SLIFKA v. SLIFKA

Supreme Court of New York (2024)

Facts

Issue

Holding — Crane, J.

Rule

Reasoning

Deep Dive: How the Court Reached Its Decision

Court's Analysis of the Arbitration Agreement

The court analyzed the arbitration agreement established under the Madave Partnership Agreement, which clearly outlined that any disputes related to the partnership would be subject to binding arbitration. It emphasized that the parties had previously engaged in arbitration regarding the same underlying issues, demonstrating their agreement to arbitrate disputes. The court noted that Barbara’s arguments concerning Randy’s standing to bring derivative claims did not challenge the existence of the arbitration agreement itself or the timeliness of the claims. Instead, these arguments were procedural in nature and did not provide valid grounds for the court to stay the arbitration process. The court reiterated that questions of standing and the merits of the claims were matters for the arbitrators to resolve, not the court. Therefore, the court affirmed that the arbitration should continue as both parties had previously shown a preference for this method of dispute resolution.

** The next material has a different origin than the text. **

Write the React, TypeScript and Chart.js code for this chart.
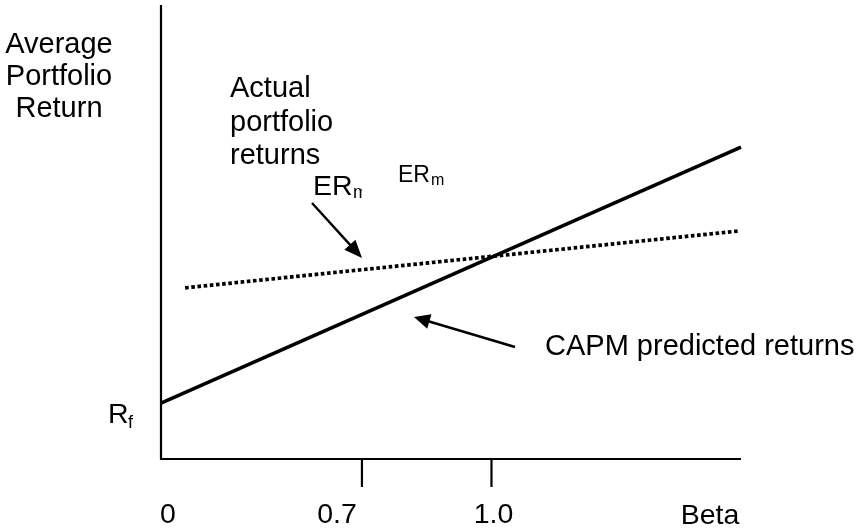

Standing and Procedural Arguments

The court addressed Barbara’s assertion that Randy lacked standing to pursue derivative claims on behalf of the trusts. It clarified that under CPLR 7503(b), a party may only seek to stay arbitration on the grounds that there was no valid agreement to arbitrate or that the claims were barred by the statute of limitations. Since Barbara did not successfully establish that Randy’s standing was relevant to the arbitration agreement itself, the court concluded that this argument could not justify a stay. Furthermore, the court pointed out that the question of standing was inherently tied to the merits of the claims being arbitrated and should be resolved by the arbitrators. As such, the court maintained that it would not interfere with the arbitration proceeding based on these procedural claims alone.

Statute of Limitations Considerations

The court examined whether the statute of limitations barred any of the claims in the second demand for arbitration. It recognized that the statute of limitations applicable to breach of fiduciary duty claims depends on the nature of the relief sought, with a three-year limit for purely monetary claims and a six-year limit for those seeking equitable relief. The court determined that the claims related to Barbara’s alleged self-dealing were timely, particularly since they were based on actions occurring after the first arbitration's partial award in September 2022. The court noted that Barbara's alleged actions, including waiving claims of the 1949 trusts, occurred within the six-year statutory period. Consequently, the court ruled that the claims against Barbara were not barred by the statute of limitations, further supporting the decision not to stay the arbitration.

Preference for Arbitration

In its reasoning, the court emphasized the parties' prior preference for arbitration, which was demonstrated by their participation in the initial arbitration proceeding. The court highlighted that the Madave Partnership Agreement specifically mandated arbitration for disputes arising from the agreement, and both parties had adhered to this provision in the past. Barbara's argument regarding a waiver of arbitration was dismissed, as the court found no evidence that Respondents had previously elected to litigate the matter in a manner that would preclude their right to arbitrate. Instead, the court concluded that the parties' continued engagement in arbitration was consistent with the intent of the Madave Partnership Agreement, thereby reinforcing the legitimacy of the second demand for arbitration.

Conclusion of the Court's Decision

Ultimately, the court denied Barbara’s petition to stay the arbitration entirely, reaffirming that the issues raised related to standing and procedural arguments did not impede the arbitration process. It established that the claims fell within the scope of the arbitration agreement and were timely under applicable statutes of limitations. The court reiterated that the determination of the merits of the claims, including standing, was within the arbitrator's purview. Therefore, the court ordered that the arbitration could proceed as planned, reflecting the parties' established agreement to resolve disputes through arbitration under the terms of the Madave Partnership Agreement. The ruling underscored the court's commitment to upholding arbitration as a valid and efficient means of dispute resolution in this context.